Elephant Toothpaste Procedure

  1. Put on gloves and safety glasses. The iodine from the reaction may stain surfaces so you might want to cover your workspace with an open garbage bag or a layer of paper towels.
  2. Pour ~50 mL of 30% hydrogen peroxide solution into the graduated cylinder.
  3. Squirt in a little dishwashing detergent and swirl it around.
  4. You can place 5-10 drops of food coloring along the wall of the cylinder to make the foam resemble striped toothpaste.
  5. Add ~10 mL of potassium iodide solution. Do not lean over the cylinder when you do this, as the reaction is very vigorous and you may get splashed or possibly burned by steam.
  6. You may touch a glowing splint to the foam to relight it, indicating the presence of oxygen.

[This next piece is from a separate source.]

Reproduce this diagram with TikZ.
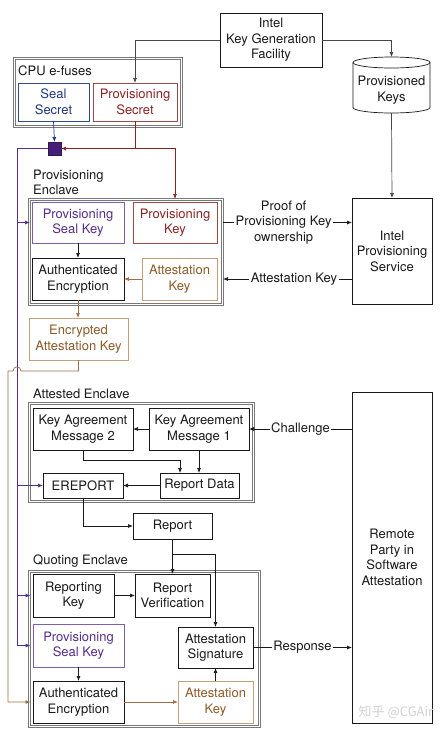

Variations of the Elephant Toothpaste Demonstration

  • You can add 5 grams of starch to the hydrogen peroxide. When the potassium iodide is added, the resulting foam will have light and dark patches from the reaction of some of the starch to form triiodide.
  • You can use yeast instead of potassium iodide. Foam is produced more slowly, but you can add a fluorescent dye to this reaction to produce elephant toothpaste that will glow very brightly under a black light.
  • You can color the demonstration and make it into an Elephant Toothpaste Christmas Tree for the holidays.
  • There is also a kid-friendly version of the elephant toothpaste demo that is safe for hands.

Elephant Toothpaste Chemistry

The overall equation for this reaction is:

2 H2O2(aq) → 2 H2O(l) + O2(g)

However, the decomposition of the hydrogen peroxide into water and oxygen is catalyzed by the iodide ion.

H2O2(aq) + I-(aq) → OI-(aq) + H2O(l)

H2O2(aq) + OI-(aq) → I-(aq) + H2O(l) + O2(g)

The dishwashing detergent captures the oxygen as bubbles. Food coloring can color the foam. The heat from this exothermic reaction is such that the foam may steam. If the demonstration is performed using a plastic bottle, you can expect slight distortion of the bottle from the heat.

Elephant Toothpaste Experiment Fast Facts


  • 30% Hydrogen Peroxide
  • Concentrated potassium iodide solution OR packet of dry yeast
  • Liquid dishwashing detergent
  • Food coloring (optional)
  • Starch (optional)

Concepts Illustrated

This demonstration illustrates exothermic reactions, chemical changes, catalysis, and decomposition reactions. Usually the demo is performed less to discuss the chemistry and more to raise interest in chemistry. It is one of the easiest and most dramatic chemistry demonstrations available.

Time Required

The reaction is instantaneous. Set-up can be completed in under half an hour.


The demonstration is suitable for all age groups, particularly to raise interest in science and chemical reactions. Because the hydrogen peroxide is a strong oxidizer and because heat is generated by the reaction, the demonstration is best performed by a science teacher with chemical experience. It should not be performed by unsupervised children.